Neutralitätsgebot für die einen, "Lex Islam" für die anderen
Das 35 Seiten umfassende Arbeitsprogramm, auf das sich SPÖ und ÖVP geeinigt haben, polarisiert. Insbesondere das Verbot der Vollverschleierung (Burka und Niqab) im öffentlichen Raum – inklusive Schulen. Auch die als Kopftuch-Verbot interpretierbare Regel, dass uniformierte Polizistinnen, Richterinnen und Staatsanwältinnen neutrale Kleidung zu tragen haben, sorgt für Diskussionen.
Während das "Burkaverbot" laut Integrationsministerium auch bei Touristinnen Anwendung finden soll (siehe oben), setzte sich Integrationsminister Sebastian Kurz (ÖVP) mit einer anderen Forderung nicht durch: Lehrerinnen dürfen zwar nicht vollverschleiert sein, das Kopftuch bleibt aber erlaubt.
Zwar kam die SPÖ dem Koalitionspartner punkto Symbolik entgegen, mit dem Verbot der Vollverschleierung kann man aber auch bei den Sozialdemokraten leben. Sie sei immer gegen Burka und Niqab gewesen, erklärt Integrationsstaatssekretärin Muna Duzdar, SPÖ. Diese seien "Ausdruck einer fundamentalistischen Auslegung der Religion".
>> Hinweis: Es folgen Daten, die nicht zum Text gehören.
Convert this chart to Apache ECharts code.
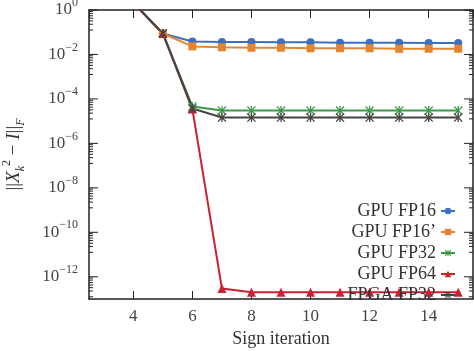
<!DOCTYPE html>
<html lang="en">
  <head>
    <meta charset="UTF-8" />
    <title>Sign iteration</title>
    <script src="https://cdn.jsdelivr.net/npm/echarts@6/dist/echarts.min.js"></script>
    <style>
      html, body { margin: 0; padding: 0; background: #fff; }
      #main { width: 474px; height: 351px; }
    </style>
  </head>
  <body>
    <div id="main"></div>
    <script>
      // data
      const iterations = [4, 5, 6, 7, 8, 9, 10, 11, 12, 13, 14, 15];
      const gpuFp16 = [2.1, 0.088, 0.038, 0.036, 0.036, 0.035, 0.035, 0.034, 0.034, 0.034, 0.033, 0.033];
      const gpuFp16b = [2.1, 0.088, 0.023, 0.021, 0.02, 0.02, 0.019, 0.019, 0.019, 0.018, 0.018, 0.018];
      const gpuFp32 = [2.1, 0.088, 4.6e-5, 3.0e-5, 3.0e-5, 3.0e-5, 3.0e-5, 3.0e-5, 3.0e-5, 3.0e-5, 3.0e-5, 3.0e-5];
      const gpuFp64 = [2.1, 0.088, 3.5e-5, 3e-13, 2e-13, 2e-13, 2e-13, 2e-13, 2e-13, 2e-13, 2e-13, 2e-13];
      const fpgaFp32 = [2.1, 0.088, 3.7e-5, 1.45e-5, 1.45e-5, 1.45e-5, 1.45e-5, 1.45e-5, 1.45e-5, 1.45e-5, 1.45e-5, 1.45e-5];
      const seriesNames = ["GPU FP16", "GPU FP16\u2019", "GPU FP32", "GPU FP64", "FPGA FP32"];
      const seriesColors = ["#3d6fc0", "#e5862f", "#3a9a45", "#cc2030", "#454545"];

      // y ticks: labelled every two decades, minor ticks packed under each one
      const majorTicks = [1, 1e-2, 1e-4, 1e-6, 1e-8, 1e-10, 1e-12];
      const minorOffsets = [0.06, 0.15, 0.26, 0.37, 0.49, 0.64, 0.9];

      const xMin = 2.5, xMax = 15.5, yMin = 1e-13, yMax = 1;
      const font = "'Liberation Serif', 'DejaVu Serif', serif";
      const star = "path://M0,1 L1,0 L5,4 L9,0 L10,1 L6,5 L10,9 L9,10 L5,6 L1,10 L0,9 L4,5 Z M4.3,0 L5.7,0 L5.7,10 L4.3,10 Z";
      const symbols = ["circle", "rect", star, "triangle", star];
      const sizes = [8, 8, 9, 9, 9];
      const allValues = [gpuFp16, gpuFp16b, gpuFp32, gpuFp64, fpgaFp32];

      const tickData = [];
      majorTicks.forEach((m) => {
        tickData.push([xMin, m, 9]);
        minorOffsets.forEach((off) => {
          const v = m * Math.pow(10, -off);
          if (v > yMin) tickData.push([xMin, v, 4]);
        });
      });

      const yLabel = (v) => {
        const e = Math.round(Math.log10(v));
        if (e % 2 !== 0) return "";
        return "10{s|" + (e === 0 ? "0" : "\u2212" + -e) + "}";
      };

      const chart = echarts.init(document.getElementById("main"));
      chart.setOption({
        animation: false,
        grid: { left: 89, right: 1, top: 10, bottom: 52, outerBoundsMode: "none" },
        legend: {
          orient: "vertical",
          right: 13,
          top: 197,
          align: "right",
          itemGap: 3,
          itemWidth: 14,
          itemHeight: 8,
          data: seriesNames,
          textStyle: { fontFamily: font, fontSize: 18, color: "#333" },
        },
        xAxis: [
          {
            type: "value",
            min: xMin,
            max: xMax,
            splitNumber: 6,
            name: "Sign iteration",
            nameLocation: "middle",
            nameGap: 31,
            nameTextStyle: { fontFamily: font, fontSize: 18, color: "#333" },
            axisLine: { lineStyle: { color: "#222", width: 1.5 } },
            axisTick: { inside: true, length: 8, lineStyle: { color: "#222" } },
            axisLabel: { fontFamily: font, fontSize: 17, color: "#444", margin: 9, showMinLabel: false, showMaxLabel: false },
            splitLine: { show: false },
          },
          {
            type: "value",
            position: "top",
            min: xMin,
            max: xMax,
            splitNumber: 6,
            axisLine: { lineStyle: { color: "#222", width: 1.5 } },
            axisTick: { inside: true, length: 8, lineStyle: { color: "#222" } },
            axisLabel: { show: false },
            splitLine: { show: false },
          },
        ],
        yAxis: [
          {
            type: "log",
            logBase: 10,
            min: yMin,
            max: yMax,
            interval: 1,
            name: "||{i|X}{b|k}{t|2} \u2212 {i|I}||{b|F}",
            nameLocation: "middle",
            nameRotate: 90,
            nameGap: 62,
            nameTextStyle: {
              fontFamily: font,
              fontSize: 19,
              color: "#333",
              lineHeight: 26,
              rich: {
                i: { fontFamily: font, fontSize: 19, fontStyle: "italic", color: "#333" },
                b: { fontFamily: font, fontSize: 12, fontStyle: "italic", color: "#333", verticalAlign: "bottom", lineHeight: 13 },
                t: { fontFamily: font, fontSize: 12, color: "#333", verticalAlign: "top", lineHeight: 13 },
              },
            },
            axisLine: { lineStyle: { color: "#222", width: 1.5 } },
            axisTick: { show: false },
            axisLabel: {
              fontFamily: font,
              fontSize: 17,
              color: "#444",
              lineHeight: 26,
              margin: 11,
              formatter: yLabel,
              rich: {
                s: { fontSize: 12, fontFamily: font, color: "#444", verticalAlign: "top", lineHeight: 13 },
              },
            },
            splitLine: { show: false },
          },
          {
            type: "log",
            logBase: 10,
            min: yMin,
            max: yMax,
            interval: 1,
            position: "right",
            axisLine: { lineStyle: { color: "#222", width: 1.5 } },
            axisTick: { show: false },
            axisLabel: { show: false },
            splitLine: { show: false },
          },
        ],
        series: seriesNames
          .map((name, k) => ({
            name,
            type: "line",
            xAxisIndex: 0,
            yAxisIndex: 0,
            data: iterations.map((x, i) => [x, allValues[k][i]]),
            symbol: symbols[k],
            symbolSize: sizes[k],
            showAllSymbol: true,
            color: seriesColors[k],
            lineStyle: { width: 2, color: seriesColors[k] },
            itemStyle: { color: seriesColors[k] },
          }))
          .concat([
            {
              type: "custom",
              name: "yticks",
              silent: true,
              xAxisIndex: 0,
              yAxisIndex: 0,
              encode: { x: 0, y: 1 },
              data: tickData,
              z: 5,
              renderItem: (params, api) => {
                const v = api.value(1);
                const len = api.value(2);
                const l = api.coord([xMin, v]);
                const r = api.coord([xMax, v]);
                const st = { stroke: "#222", lineWidth: 1 };
                return {
                  type: "group",
                  children: [
                    { type: "line", shape: { x1: l[0], y1: l[1], x2: l[0] + len, y2: l[1] }, style: st },
                    { type: "line", shape: { x1: r[0] - len, y1: r[1], x2: r[0], y2: r[1] }, style: st },
                  ],
                };
              },
            },
          ]),
      });
    </script>
  </body>
</html>
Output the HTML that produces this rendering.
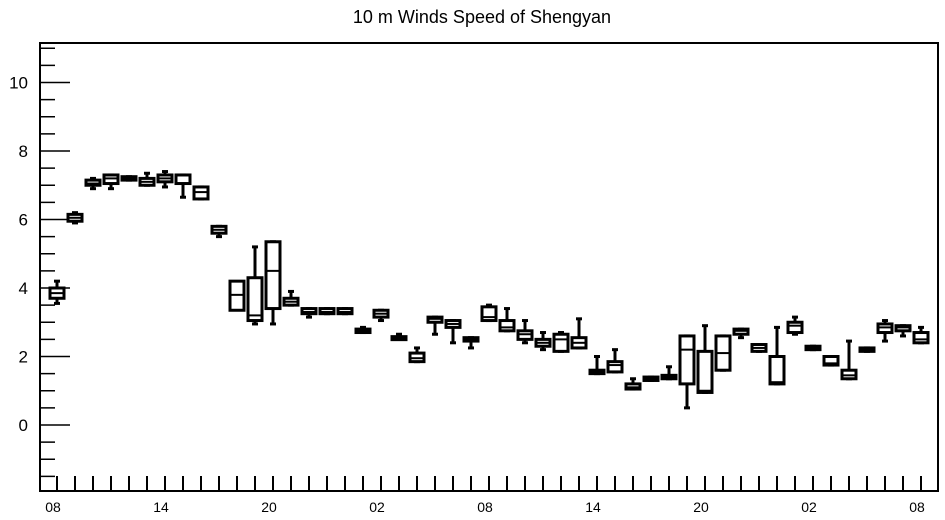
<!DOCTYPE html>
<html><head><meta charset="utf-8"><style>
body{margin:0;background:#fff;font-family:"Liberation Sans",sans-serif}
svg{display:block}
</style></head><body>
<svg id="chart" width="945" height="520">
<text x="482" y="23" text-anchor="middle" font-size="18">10 m Winds Speed of Shengyan</text>
<rect x="40" y="43" width="898" height="448" fill="none" stroke="#000" stroke-width="2"/>
<g id="axes"></g>
<g id="boxes"></g>
</svg>
<script>
const q1 =  [3.7,5.95,7.0,7.05,7.15,7.0,7.1,7.05,6.6,5.6,3.35,3.05,3.4,3.5,3.25,3.25,3.25,2.7,3.15,2.5,1.85,3.0,2.85,2.45,3.05,2.75,2.5,2.3,2.15,2.25,1.5,1.55,1.05,1.3,1.35,1.2,0.95,1.6,2.65,2.15,1.2,2.7,2.2,1.75,1.35,2.15,2.7,2.75,2.4];
const q3 =  [4.0,6.15,7.15,7.3,7.25,7.2,7.3,7.3,6.95,5.8,4.2,4.3,5.35,3.7,3.4,3.4,3.4,2.8,3.35,2.58,2.1,3.15,3.05,2.55,3.45,3.05,2.75,2.5,2.65,2.55,1.6,1.85,1.2,1.4,1.45,2.6,2.15,2.6,2.8,2.35,2.0,3.0,2.3,2.0,1.6,2.25,2.95,2.9,2.7];
const med = [3.85,6.05,7.05,7.2,7.2,7.1,7.2,7.3,6.8,5.7,3.8,3.2,4.5,3.6,3.3,3.3,3.3,2.75,3.25,2.55,1.95,3.1,2.95,2.5,3.15,2.85,2.65,2.4,2.5,2.4,1.55,1.75,1.1,1.35,1.4,2.2,1.0,2.1,2.75,2.25,1.25,2.9,2.25,1.8,1.45,2.2,2.85,2.85,2.5];
const wlo = [3.55,5.9,6.9,6.9,7.15,7.0,6.95,6.65,6.6,5.5,3.5,2.95,2.95,3.5,3.15,3.25,3.25,2.7,3.05,2.5,1.85,2.65,2.4,2.25,3.05,2.75,2.4,2.2,2.15,2.25,1.5,1.55,1.05,1.3,1.35,0.5,0.95,1.6,2.55,2.15,1.2,2.65,2.2,1.75,1.35,2.15,2.45,2.6,2.4];
const whi = [4.2,6.2,7.2,7.3,7.25,7.35,7.4,7.3,6.95,5.8,4.1,5.2,5.35,3.9,3.4,3.4,3.4,2.85,3.35,2.65,2.25,3.15,3.05,2.55,3.5,3.4,3.05,2.7,2.7,3.1,2.0,2.2,1.35,1.4,1.7,2.6,2.9,2.6,2.8,2.35,2.85,3.15,2.3,2.0,2.45,2.25,3.05,2.9,2.85];
const xLabels = ["08","14","20","02","08","14","20","02","08"];
const yTicks = [0,2,4,6,8,10];

const NS="http://www.w3.org/2000/svg";
const X0=57, DX=18, Y0=425, KY=34.25;
function xs(i){return X0+i*DX;}
function ys(v){return Y0-v*KY;}
function mk(tag,attrs,parent){const e=document.createElementNS(NS,tag);for(const k in attrs)e.setAttribute(k,attrs[k]);parent.appendChild(e);return e;}
const ax=document.getElementById('axes'), bx=document.getElementById('boxes');
for(let v=-1.5;v<=11;v+=0.5){
  const major=Number.isInteger(v)&&v%2===0;
  const t=mk('line',{x1:40,x2:major?70:55,y1:ys(v),y2:ys(v),stroke:'#000','stroke-width':1.5},ax);
  
  
}
yTicks.forEach(v=>{
  const t=mk('text',{x:28,y:ys(v)+6,'text-anchor':'end','font-size':17},ax);t.textContent=v;
  
  
});
for(let i=0;i<q1.length;i++){
  const t=mk('line',{x1:xs(i),x2:xs(i),y1:491,y2:476,stroke:'#000','stroke-width':2},ax);
  
  
}
xLabels.forEach((s,k)=>{
  const t=mk('text',{x:xs(k*6)-4,y:512,'text-anchor':'middle','font-size':14},ax);t.textContent=s;
  
  
});
for(let i=0;i<q1.length;i++){
  const g=mk('g',{},bx);
  
  
  const x=xs(i), w=14;
  mk('line',{x1:x,x2:x,y1:ys(whi[i]),y2:ys(q3[i]),stroke:'#000','stroke-width':3},g);
  mk('line',{x1:x,x2:x,y1:ys(q1[i]),y2:ys(wlo[i]),stroke:'#000','stroke-width':3},g);
  mk('line',{x1:x-3,x2:x+3,y1:ys(whi[i]),y2:ys(whi[i]),stroke:'#000','stroke-width':3},g);
  mk('line',{x1:x-3,x2:x+3,y1:ys(wlo[i]),y2:ys(wlo[i]),stroke:'#000','stroke-width':3},g);
  const h=Math.max(ys(q1[i])-ys(q3[i]),3);
  mk('rect',{x:x-w/2,y:ys(q3[i]),width:w,height:h,fill:'#fff',stroke:'#000','stroke-width':3},g);
  mk('line',{x1:x-w/2,x2:x+w/2,y1:ys(med[i]),y2:ys(med[i]),stroke:'#000','stroke-width':2},g);
}
</script>
</body></html>
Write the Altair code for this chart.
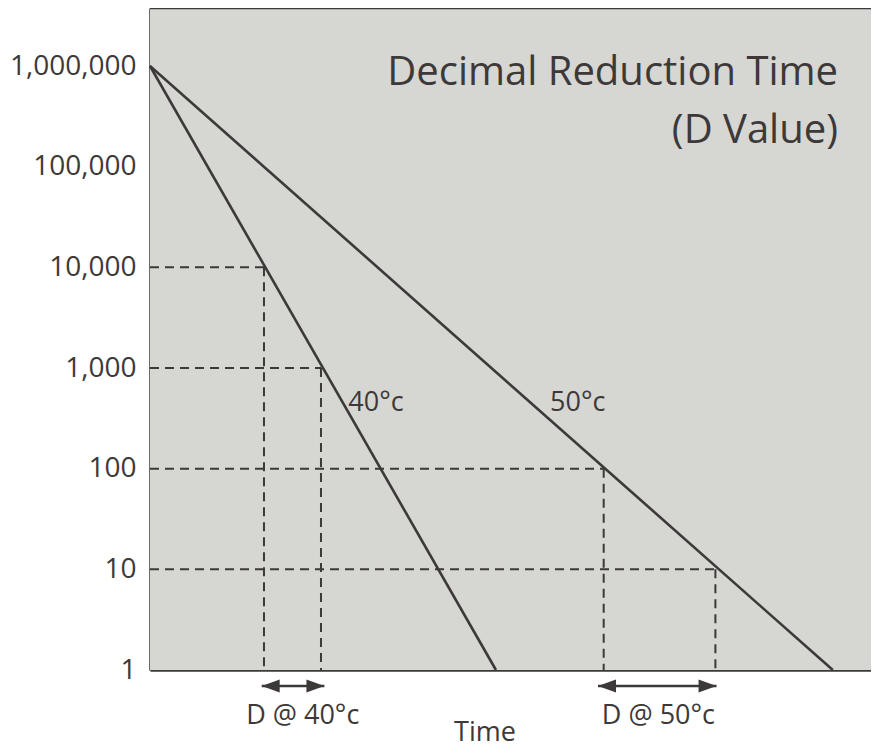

Zudem sei ein "Kopftuch-Verbot" mit keinem Wort im Arbeitsprogramm erwähnt – vielmehr handle es sich beim geplanten Reglement um ein Neutralitätgebot.
Erwartungen
Ein solches würde zwar auch die Richtervereinigung begrüßen. Präsident Werner Zinkl hofft aber, dass damit auch für das christliche Kreuz in den Verhandlungssälen die Tage gezählt sind. In dieselbe Kerbe schlägt Verfassungsjurist Theo Öhlinger.
Für Justizminister Wolfgang Brandstetter (ÖVP) ist ein Kopftuch-Verbot für Richterinnen und Staatsanwältinnen jedenfalls kein Thema. Sei doch deren Berufskleidung durch Talar und Barett ohnehin klar geregelt.
In der muslimischen Gemeinde fallen die Reaktionen unterschiedlich aus. Während etwa Ibrahim Olgun, Präsident der Islamischen Glaubensgemeinschaft, eine "Trumpisierung" der österreichischen Politik befürchtet und vor einer "Lex Islam" warnt, begrüßt der Verein "Türkische Kulturgemeinde" (TKG) das Neutralitätsgebot im öffentlichen Dienst.
"Religionsfreiheit ist nicht verhandelbar", betont Olgun. Das Kopftuch sei "weder religiöses noch politisches Symbol".
"Wir bitten den Präsidenten, diese theologische Tatsache auch in Moscheen zu verbreiten und konservative Moslems darüber zu informieren", kontert die Kulturgemeinde. Seien doch "weder Niqab noch Burka durch den Koran gedeckt". Viel mehr handle es sich um "regionale, traditionelle Bräuche". Religiöse Symbole sollten auf den privaten Bereich beschränkt werden, meint man bei der TKG.
Kritik an Rot-Schwarz üben indes auch die Muslimische Jugend (MJÖ) und das "Netzwerk Muslimische Zivilgesellschaft". Die politische Mitte drifte zusehends nach rechts ab, lautet die Kritik.